23rd Jul, 2018 / Legal & Law Firm, News

Those familiar with TOEIC/ETS deception cases will be aware that these cases have led to a considerable amount of litigation. The latest Court of Appeal case of Khan & Ors v Secretary of State for the Home Department [2018] EWCA Civ 1684 follows from the relatively recent Court of Appeal case of Ahsan v The Secretary of State for the Home Department (Rev 1) [2017] EWCA Civ 2009. In Ahsan, it was held that an out-of-country appeal in a TOEIC/ETS deception was not an adequate alternative remedy when considering whether to grant relief following a Judicial Review claim. Ahsan had considered s.10 of the Immigration and Asylum Act 1999 (‘the 1999 Act’) before it was amended by the Immigration Act 2014.

Khan concerned three appellants whose application for further leave was refused or leave was curtailed following a change in s.10 of the 1999 Act, which meant that they did not have a right of appeal from within or outside of the UK. The only way to challenge a decision alleging deception was therefore by way of Judicial Review. Given that an allegation of TOEIC/ETS deception is highly fact-sensitive, the courts have repeatedly observed the undesirability of challenging cases of this nature in Judicial Review proceedings that was supervisory in nature.
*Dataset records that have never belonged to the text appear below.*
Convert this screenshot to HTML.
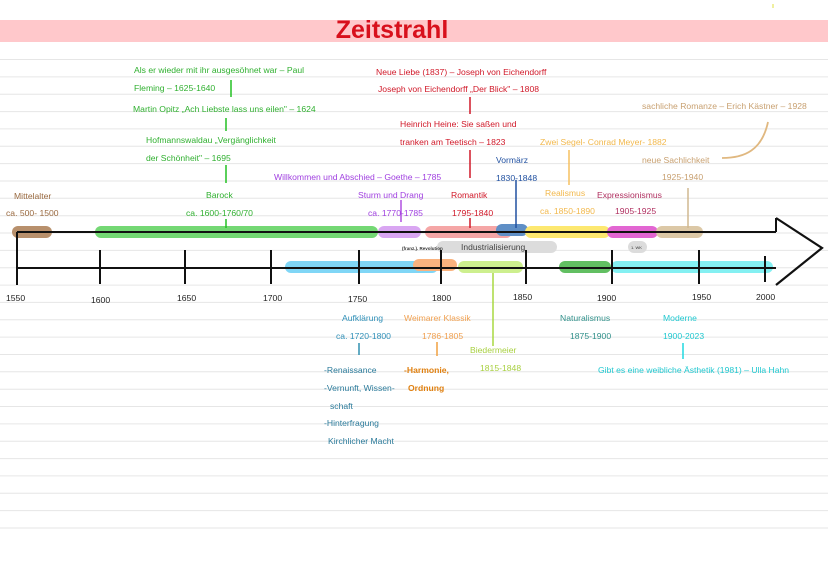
<!DOCTYPE html>
<html><head><meta charset="utf-8"><style>
body{margin:0;background:#fff}
svg{display:block}
text{font-family:"Liberation Sans",sans-serif;font-size:8.6px}
</style></head><body>
<svg width="828" height="586" viewBox="0 0 828 586" xmlns="http://www.w3.org/2000/svg">
<g stroke="#e6e6e6" stroke-width="1">
<line x1="0" x2="828" y1="59.5" y2="59.5"/><line x1="0" x2="828" y1="76.9" y2="76.9"/><line x1="0" x2="828" y1="94.2" y2="94.2"/><line x1="0" x2="828" y1="111.6" y2="111.6"/><line x1="0" x2="828" y1="128.9" y2="128.9"/><line x1="0" x2="828" y1="146.3" y2="146.3"/><line x1="0" x2="828" y1="163.6" y2="163.6"/><line x1="0" x2="828" y1="181" y2="181"/><line x1="0" x2="828" y1="198.3" y2="198.3"/><line x1="0" x2="828" y1="215.7" y2="215.7"/><line x1="0" x2="828" y1="233" y2="233"/><line x1="0" x2="828" y1="250.4" y2="250.4"/><line x1="0" x2="828" y1="267.7" y2="267.7"/><line x1="0" x2="828" y1="285.1" y2="285.1"/><line x1="0" x2="828" y1="302.4" y2="302.4"/><line x1="0" x2="828" y1="319.8" y2="319.8"/><line x1="0" x2="828" y1="337.1" y2="337.1"/><line x1="0" x2="828" y1="354.5" y2="354.5"/><line x1="0" x2="828" y1="371.8" y2="371.8"/><line x1="0" x2="828" y1="389.2" y2="389.2"/><line x1="0" x2="828" y1="406.5" y2="406.5"/><line x1="0" x2="828" y1="423.9" y2="423.9"/><line x1="0" x2="828" y1="441.2" y2="441.2"/><line x1="0" x2="828" y1="458.6" y2="458.6"/><line x1="0" x2="828" y1="475.9" y2="475.9"/><line x1="0" x2="828" y1="493.3" y2="493.3"/><line x1="0" x2="828" y1="510.6" y2="510.6"/><line x1="0" x2="828" y1="528" y2="528"/>
</g>
<rect x="0" y="20" width="828" height="22" fill="#ffc8cb"/>
<text x="392" y="38" text-anchor="middle" style="font-size:25px;font-weight:bold" fill="#d8101c">Zeitstrahl</text>
<line x1="773" y1="4" x2="773" y2="8" stroke="#e0e040"/>

<!-- upper bars -->
<g stroke-linecap="round" stroke-width="12">
<line x1="18" y1="232" x2="46" y2="232" stroke="#b8906c"/>
<line x1="101" y1="232" x2="372" y2="232" stroke="#74d874"/>
<line x1="384" y1="232" x2="415" y2="232" stroke="#d9a6f2"/>
<line x1="431" y1="232" x2="506" y2="232" stroke="#f5a6a6"/>
<line x1="502" y1="230" x2="522" y2="230" stroke="#5f8fc6"/>
<line x1="531" y1="232" x2="604" y2="232" stroke="#fde870"/>
<line x1="613" y1="232" x2="652" y2="232" stroke="#e266d2"/>
<line x1="662" y1="232" x2="697" y2="232" stroke="#dcc8a6"/>
</g>
<g stroke-linecap="round" stroke-width="12">
<line x1="443" y1="247" x2="551" y2="247" stroke="#dcdcdc"/>
<line x1="634" y1="247" x2="641" y2="247" stroke="#dcdcdc"/>
</g>
<text x="461" y="250" style="font-size:8.5px" fill="#444">Industrialisierung</text>
<text x="402" y="250" style="font-size:4.5px;font-weight:bold" fill="#333">(franz.). Revolution</text>
<text x="631" y="249" style="font-size:4px" fill="#333">1. WK</text>
<!-- lower bars -->
<g stroke-linecap="round" stroke-width="12">
<line x1="291" y1="267" x2="432" y2="267" stroke="#80d6f6"/>
<line x1="419" y1="265" x2="451" y2="265" stroke="#f9b27e"/>
<line x1="464" y1="267" x2="517" y2="267" stroke="#cdef8e"/>
<line x1="565" y1="267" x2="605" y2="267" stroke="#62bf62"/>
<line x1="617" y1="267" x2="767" y2="267" stroke="#84f0f2"/>
</g>
<!-- axis -->
<g stroke="#111" stroke-width="2" fill="none">
<line x1="17" y1="232" x2="776" y2="232"/>
<line x1="17" y1="268" x2="776" y2="268"/>
<polyline points="776,218 822,248 776,285" stroke-width="2.2"/>
<line x1="776" y1="218" x2="776" y2="232"/>
<line x1="17" y1="232" x2="17" y2="285"/>
<line x1="100" y1="250" x2="100" y2="284"/>
<line x1="185" y1="250" x2="185" y2="284"/>
<line x1="271" y1="250" x2="271" y2="284"/>
<line x1="359" y1="250" x2="359" y2="284"/>
<line x1="441" y1="250" x2="441" y2="284"/>
<line x1="526" y1="250" x2="526" y2="284"/>
<line x1="612" y1="250" x2="612" y2="284"/>
<line x1="699" y1="250" x2="699" y2="284"/>
<line x1="765" y1="256" x2="765" y2="282"/>
</g>
<g fill="#222" style="font-size:8px">
<text x="6" y="301">1550</text><text x="91" y="303">1600</text><text x="177" y="301">1650</text><text x="263" y="301">1700</text><text x="348" y="302">1750</text><text x="432" y="301">1800</text><text x="513" y="300">1850</text><text x="597" y="301">1900</text><text x="692" y="300">1950</text><text x="756" y="300">2000</text>
</g>

<!-- connectors -->
<g stroke-width="1.5">
<line x1="231" y1="80" x2="231" y2="97" stroke="#22c022"/>
<line x1="226" y1="118" x2="226" y2="131" stroke="#22c022"/>
<line x1="226" y1="165" x2="226" y2="183" stroke="#22c022"/>
<line x1="226" y1="219" x2="226" y2="228" stroke="#22c022"/>
<line x1="401" y1="200" x2="401" y2="222" stroke="#b050e0"/>
<line x1="470" y1="97" x2="470" y2="114" stroke="#d01828"/>
<line x1="470" y1="150" x2="470" y2="178" stroke="#d01828"/>
<line x1="470" y1="218" x2="470" y2="228" stroke="#d01828"/>
<line x1="516" y1="180" x2="516" y2="228" stroke="#2050a0"/>
<line x1="569" y1="150" x2="569" y2="185" stroke="#f6c060"/>
<line x1="688" y1="188" x2="688" y2="228" stroke="#d0b890"/>
<line x1="493" y1="273" x2="493" y2="346" stroke="#a8d840"/>
<line x1="359" y1="343" x2="359" y2="355" stroke="#3090b0"/>
<line x1="437" y1="342" x2="437" y2="356" stroke="#f0a040"/>
<line x1="683" y1="343" x2="683" y2="359" stroke="#20d8e0"/>
</g>
<path d="M768,122 C762,150 745,158 722,158" stroke="#e0b880" stroke-width="1.8" fill="none"/>

<!-- upper text -->
<g fill="#30b030">
<text x="134" y="73">Als er wieder mit ihr ausgesöhnet war – Paul</text>
<text x="134" y="91">Fleming – 1625-1640</text>
<text x="133" y="112">Martin Opitz „Ach Liebste lass uns eilen" – 1624</text>
<text x="146" y="143">Hofmannswaldau „Vergänglichkeit</text>
<text x="146" y="161">der Schönheit" – 1695</text>
<text x="206" y="198">Barock</text>
<text x="186" y="216">ca. 1600-1760/70</text>
</g>
<g fill="#9a6a40"><text x="14" y="199">Mittelalter</text><text x="6" y="216">ca. 500- 1500</text></g>
<g fill="#a040e0">
<text x="274" y="180">Willkommen und Abschied – Goethe – 1785</text>
<text x="358" y="198">Sturm und Drang</text>
<text x="368" y="216">ca. 1770-1785</text>
</g>
<g fill="#d01828">
<text x="376" y="75">Neue Liebe (1837) – Joseph von Eichendorff</text>
<text x="378" y="92">Joseph von Eichendorff „Der Blick" – 1808</text>
<text x="400" y="127">Heinrich Heine: Sie saßen und</text>
<text x="400" y="145">tranken am Teetisch – 1823</text>
<text x="451" y="198">Romantik</text>
<text x="452" y="216">1795-1840</text>
</g>
<g fill="#2050a0"><text x="496" y="163">Vormärz</text><text x="496" y="181">1830-1848</text></g>
<g fill="#f2b84c">
<text x="540" y="145">Zwei Segel- Conrad Meyer- 1882</text>
<text x="545" y="196">Realismus</text>
<text x="540" y="214">ca. 1850-1890</text>
</g>
<g fill="#b03060"><text x="597" y="198">Expressionismus</text><text x="615" y="214">1905-1925</text></g>
<g fill="#c8a070">
<text x="642" y="109">sachliche Romanze – Erich Kästner – 1928</text>
<text x="642" y="163">neue Sachlichkeit</text>
<text x="662" y="180">1925-1940</text>
</g>

<!-- lower text -->
<g fill="#3090b8"><text x="342" y="321">Aufklärung</text><text x="336" y="339">ca. 1720-1800</text></g>
<g fill="#f0a050"><text x="404" y="321">Weimarer Klassik</text><text x="422" y="339">1786-1805</text></g>
<g fill="#a8d040"><text x="470" y="353">Biedermeier</text><text x="480" y="371">1815-1848</text></g>
<g fill="#30908a"><text x="560" y="321">Naturalismus</text><text x="570" y="339">1875-1900</text></g>
<g fill="#20c8d0"><text x="663" y="321">Moderne</text><text x="663" y="339">1900-2023</text>
<text x="598" y="373">Gibt es eine weibliche Ästhetik (1981) – Ulla Hahn</text></g>
<g fill="#2a7a9a">
<text x="324" y="373">-Renaissance</text>
<text x="324" y="391">-Vernunft, Wissen-</text>
<text x="330" y="409">schaft</text>
<text x="324" y="426">-Hinterfragung</text>
<text x="328" y="444">Kirchlicher Macht</text>
</g>
<g fill="#e08010" style="font-weight:bold"><text x="404" y="373">-Harmonie,</text><text x="408" y="391">Ordnung</text></g>
</svg>
</body></html>
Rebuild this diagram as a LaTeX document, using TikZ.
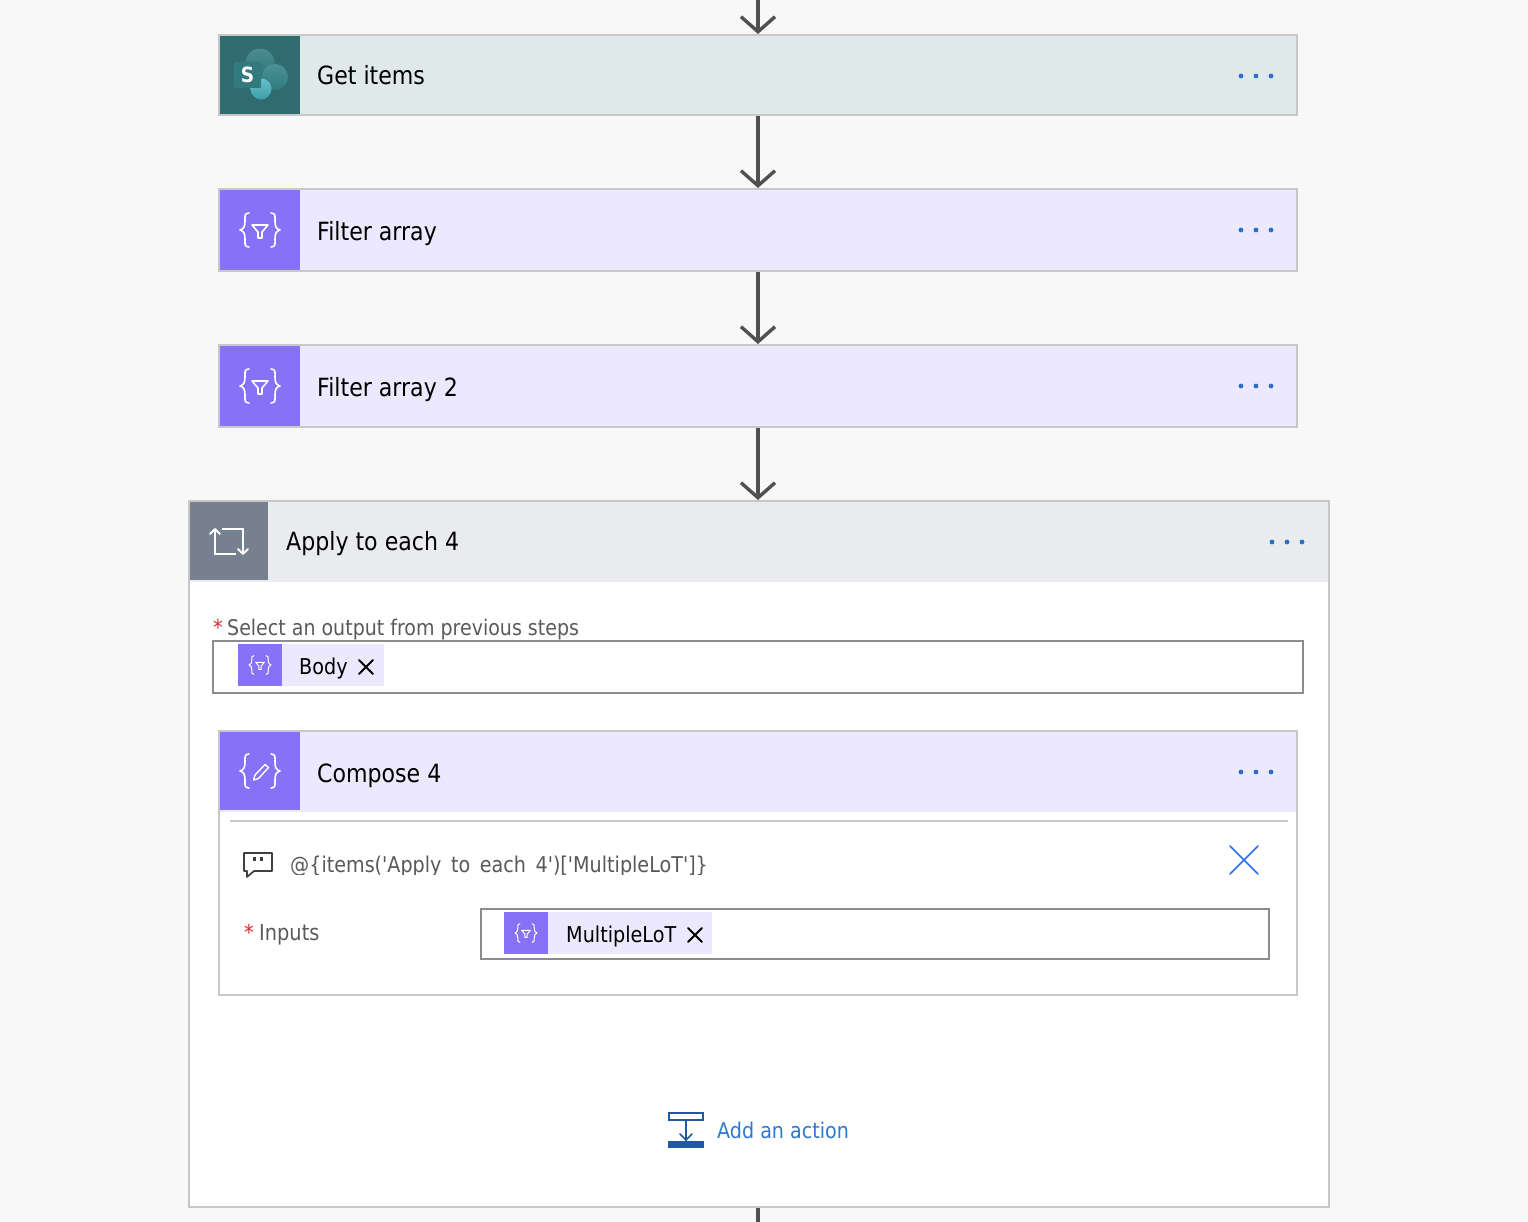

The conclusion in Khan was to approve a compromise that had been agreed by the appellants and the Secretary of State for the Home Department (‘SSHD’). Similar to what was suggested in Ahsan, individuals whose application for further leave was refused or leave was curtailed without a right of appeal could make a human rights claim to the SSHD if they have an appreciable private/family life so as to engage Article 8 ECHR. In the event that the human rights claim was refused, and subject to any issue of certification under s.94 of the Nationality, Immigration and Asylum 2002 Act, the individual would have an in-country right of appeal where the deception allegation can be considered in full by a fact-finding First-tier Tribunal Judge (‘FtTJ’).

Assuming that the FtTJ finds that the individual did not cheat in the TOEIC Speaking test, the SSHD confirmed the following principles which would apply to TOEIC/ETS deception cases:

First, in all cases, individuals will not be disadvantaged by any gap in their continuous lawful residence in the UK if an individual is vindicated in the courts following an erroneous TOEIC/ETS deception allegation.

In the event that leave was curtailed: if the original uncurtailed leave is extant by the time the appeal concluded with a finding that the individual had not used deception, the SSHD will withdraw the curtailment decision. This would mean that the original leave remains extant and the individual is free to make an in-time application for further leave to remain without being disadvantaged by the previous decision to curtail leave.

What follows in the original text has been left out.